→ **SUPPLIED INFORMATION**
------------------------------------------------
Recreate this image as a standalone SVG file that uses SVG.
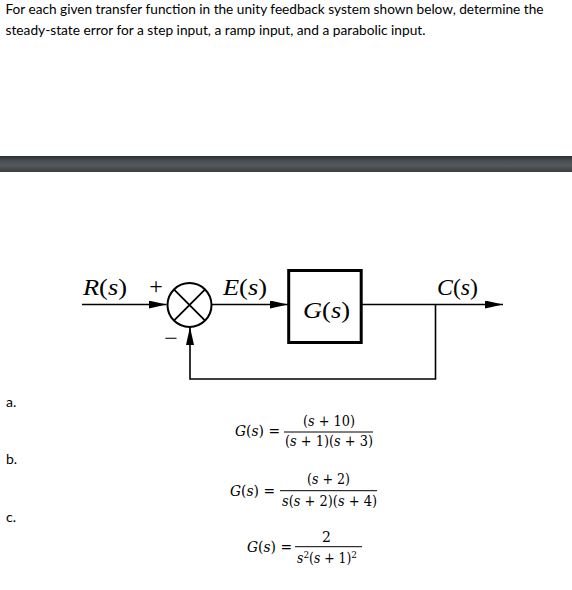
<svg xmlns="http://www.w3.org/2000/svg" width="572" height="590" viewBox="0 0 572 590">
<defs>
<linearGradient id="barg" x1="0" y1="0" x2="0" y2="1">
<stop offset="0" stop-color="#2c2e30"/>
<stop offset="0.3" stop-color="#4a4e51"/>
<stop offset="0.6" stop-color="#55595c"/>
<stop offset="1" stop-color="#3b3d3f"/>
</linearGradient>
<marker id="arr" markerUnits="userSpaceOnUse" markerWidth="18" markerHeight="8" refX="18" refY="4" orient="auto">
<path d="M0,0 L18,4 L0,8 z" fill="#000"/>
</marker>
</defs>
<style>
.t{font-family:Lato,"Liberation Sans",Arial,sans-serif;font-size:14px;fill:#000}
.d{font-family:"Liberation Serif","Times New Roman",serif;font-size:24px;fill:#000}
.m{font-family:"DejaVu Serif","Liberation Serif",serif;font-size:14px;fill:#000}
.i{font-style:italic}
.ln{fill:none;stroke:#000;stroke-width:1.6}
</style>
<rect width="572" height="590" fill="#fff"/>
<g id="title">
<text class="t" x="5.5" y="14" textLength="538" lengthAdjust="spacingAndGlyphs">For each given transfer function in the unity feedback system shown below, determine the</text>
<text class="t" x="5.5" y="34.5" textLength="420" lengthAdjust="spacingAndGlyphs">steady-state error for a step input, a ramp input, and a parabolic input.</text>
</g>
<rect id="bar" x="0" y="156" width="572" height="16" fill="url(#barg)"/>
<g id="connectors">
<path class="ln" d="M82,304.5 H166.5" marker-end="url(#arr)"/>
<path class="ln" d="M211.5,304.5 H288" marker-end="url(#arr)"/>
<path class="ln" d="M362,304.5 H503" marker-end="url(#arr)"/>
<path class="ln" d="M435.5,304.5 V379 H190 V327" marker-end="url(#arr)"/>
</g>
<g id="sum">
<circle cx="189.5" cy="305" r="22" fill="#fff" stroke="#000" stroke-width="2"/>
<path d="M173.9,289.4 L205.1,320.6 M205.1,289.4 L173.9,320.6" stroke="#000" stroke-width="1.8"/>
<text class="d" x="156" y="294" text-anchor="middle" font-size="20">+</text>
<text class="d" x="171" y="346" text-anchor="middle" font-size="20">−</text>
</g>
<g id="G">
<rect x="288.7" y="270.5" width="72.5" height="72" fill="#fff" stroke="#000" stroke-width="3"/>
<text class="d" x="303" y="318" textLength="47" lengthAdjust="spacingAndGlyphs"><tspan class="i">G</tspan>(<tspan class="i">s</tspan>)</text>
</g>
<g id="labels">
<text class="d" x="83" y="295" textLength="44" lengthAdjust="spacingAndGlyphs"><tspan class="i">R</tspan>(<tspan class="i">s</tspan>)</text>
<text class="d" x="223" y="295" textLength="44" lengthAdjust="spacingAndGlyphs"><tspan class="i">E</tspan>(<tspan class="i">s</tspan>)</text>
<text class="d" x="437" y="295" textLength="41" lengthAdjust="spacingAndGlyphs"><tspan class="i">C</tspan>(<tspan class="i">s</tspan>)</text>
</g>
<g id="items">
<text class="t" x="6" y="407">a.</text>
<text class="t" x="6" y="464">b.</text>
<text class="t" x="6" y="522">c.</text>
</g>
<g id="eqa">
<text class="m" x="235" y="436" textLength="45" lengthAdjust="spacingAndGlyphs"><tspan class="i">G</tspan>(<tspan class="i">s</tspan>) =</text>
<text class="m" x="303" y="425.5" textLength="52" lengthAdjust="spacingAndGlyphs">(<tspan class="i">s</tspan> + 10)</text>
<line x1="284" y1="432" x2="373" y2="432" stroke="#000" stroke-width="1"/>
<text class="m" x="285" y="445.5" textLength="88" lengthAdjust="spacingAndGlyphs">(<tspan class="i">s</tspan> + 1)(<tspan class="i">s</tspan> + 3)</text>
</g>
<g id="eqb">
<text class="m" x="230" y="496" textLength="45" lengthAdjust="spacingAndGlyphs"><tspan class="i">G</tspan>(<tspan class="i">s</tspan>) =</text>
<text class="m" x="307" y="484" textLength="43" lengthAdjust="spacingAndGlyphs">(<tspan class="i">s</tspan> + 2)</text>
<line x1="280" y1="490.7" x2="377" y2="490.7" stroke="#000" stroke-width="1"/>
<text class="m" x="282" y="505.5" textLength="95" lengthAdjust="spacingAndGlyphs"><tspan class="i">s</tspan>(<tspan class="i">s</tspan> + 2)(<tspan class="i">s</tspan> + 4)</text>
</g>
<g id="eqc">
<text class="m" x="247" y="551.5" textLength="45" lengthAdjust="spacingAndGlyphs"><tspan class="i">G</tspan>(<tspan class="i">s</tspan>) =</text>
<text class="m" x="326.5" y="541.5" text-anchor="middle">2</text>
<line x1="295" y1="546.7" x2="362" y2="546.7" stroke="#000" stroke-width="1"/>
<text class="m" x="297" y="563" textLength="60" lengthAdjust="spacingAndGlyphs"><tspan class="i">s</tspan><tspan font-size="10" dy="-5">2</tspan><tspan dy="5">(</tspan><tspan class="i">s</tspan> + 1)<tspan font-size="10" dy="-5">2</tspan></text>
</g>
</svg>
------------------------------------------------
→ **EXERCISE DIRECTIONS**
Return the listing above in full and without alteration, excluding its pictures.

→ **SOLUTION**
Recreate this image as a standalone SVG file that uses SVG.
<svg xmlns="http://www.w3.org/2000/svg" width="572" height="590" viewBox="0 0 572 590">
<defs>
<linearGradient id="barg" x1="0" y1="0" x2="0" y2="1">
<stop offset="0" stop-color="#2c2e30"/>
<stop offset="0.3" stop-color="#4a4e51"/>
<stop offset="0.6" stop-color="#55595c"/>
<stop offset="1" stop-color="#3b3d3f"/>
</linearGradient>
<marker id="arr" markerUnits="userSpaceOnUse" markerWidth="18" markerHeight="8" refX="18" refY="4" orient="auto">
<path d="M0,0 L18,4 L0,8 z" fill="#000"/>
</marker>
</defs>
<style>
.t{font-family:Lato,"Liberation Sans",Arial,sans-serif;font-size:14px;fill:#000}
.d{font-family:"Liberation Serif","Times New Roman",serif;font-size:24px;fill:#000}
.m{font-family:"DejaVu Serif","Liberation Serif",serif;font-size:14px;fill:#000}
.i{font-style:italic}
.ln{fill:none;stroke:#000;stroke-width:1.6}
</style>
<rect width="572" height="590" fill="#fff"/>
<g id="title">
<text class="t" x="5.5" y="14" textLength="538" lengthAdjust="spacingAndGlyphs">For each given transfer function in the unity feedback system shown below, determine the</text>
<text class="t" x="5.5" y="34.5" textLength="420" lengthAdjust="spacingAndGlyphs">steady-state error for a step input, a ramp input, and a parabolic input.</text>
</g>
<rect id="bar" x="0" y="156" width="572" height="16" fill="url(#barg)"/>
<g id="connectors">
<path class="ln" d="M82,304.5 H166.5" marker-end="url(#arr)"/>
<path class="ln" d="M211.5,304.5 H288" marker-end="url(#arr)"/>
<path class="ln" d="M362,304.5 H503" marker-end="url(#arr)"/>
<path class="ln" d="M435.5,304.5 V379 H190 V327" marker-end="url(#arr)"/>
</g>
<g id="sum">
<circle cx="189.5" cy="305" r="22" fill="#fff" stroke="#000" stroke-width="2"/>
<path d="M173.9,289.4 L205.1,320.6 M205.1,289.4 L173.9,320.6" stroke="#000" stroke-width="1.8"/>
<text class="d" x="156" y="294" text-anchor="middle" font-size="20">+</text>
<text class="d" x="171" y="346" text-anchor="middle" font-size="20">−</text>
</g>
<g id="G">
<rect x="288.7" y="270.5" width="72.5" height="72" fill="#fff" stroke="#000" stroke-width="3"/>
<text class="d" x="303" y="318" textLength="47" lengthAdjust="spacingAndGlyphs"><tspan class="i">G</tspan>(<tspan class="i">s</tspan>)</text>
</g>
<g id="labels">
<text class="d" x="83" y="295" textLength="44" lengthAdjust="spacingAndGlyphs"><tspan class="i">R</tspan>(<tspan class="i">s</tspan>)</text>
<text class="d" x="223" y="295" textLength="44" lengthAdjust="spacingAndGlyphs"><tspan class="i">E</tspan>(<tspan class="i">s</tspan>)</text>
<text class="d" x="437" y="295" textLength="41" lengthAdjust="spacingAndGlyphs"><tspan class="i">C</tspan>(<tspan class="i">s</tspan>)</text>
</g>
<g id="items">
<text class="t" x="6" y="407">a.</text>
<text class="t" x="6" y="464">b.</text>
<text class="t" x="6" y="522">c.</text>
</g>
<g id="eqa">
<text class="m" x="235" y="436" textLength="45" lengthAdjust="spacingAndGlyphs"><tspan class="i">G</tspan>(<tspan class="i">s</tspan>) =</text>
<text class="m" x="303" y="425.5" textLength="52" lengthAdjust="spacingAndGlyphs">(<tspan class="i">s</tspan> + 10)</text>
<line x1="284" y1="432" x2="373" y2="432" stroke="#000" stroke-width="1"/>
<text class="m" x="285" y="445.5" textLength="88" lengthAdjust="spacingAndGlyphs">(<tspan class="i">s</tspan> + 1)(<tspan class="i">s</tspan> + 3)</text>
</g>
<g id="eqb">
<text class="m" x="230" y="496" textLength="45" lengthAdjust="spacingAndGlyphs"><tspan class="i">G</tspan>(<tspan class="i">s</tspan>) =</text>
<text class="m" x="307" y="484" textLength="43" lengthAdjust="spacingAndGlyphs">(<tspan class="i">s</tspan> + 2)</text>
<line x1="280" y1="490.7" x2="377" y2="490.7" stroke="#000" stroke-width="1"/>
<text class="m" x="282" y="505.5" textLength="95" lengthAdjust="spacingAndGlyphs"><tspan class="i">s</tspan>(<tspan class="i">s</tspan> + 2)(<tspan class="i">s</tspan> + 4)</text>
</g>
<g id="eqc">
<text class="m" x="247" y="551.5" textLength="45" lengthAdjust="spacingAndGlyphs"><tspan class="i">G</tspan>(<tspan class="i">s</tspan>) =</text>
<text class="m" x="326.5" y="541.5" text-anchor="middle">2</text>
<line x1="295" y1="546.7" x2="362" y2="546.7" stroke="#000" stroke-width="1"/>
<text class="m" x="297" y="563" textLength="60" lengthAdjust="spacingAndGlyphs"><tspan class="i">s</tspan><tspan font-size="10" dy="-5">2</tspan><tspan dy="5">(</tspan><tspan class="i">s</tspan> + 1)<tspan font-size="10" dy="-5">2</tspan></text>
</g>
</svg>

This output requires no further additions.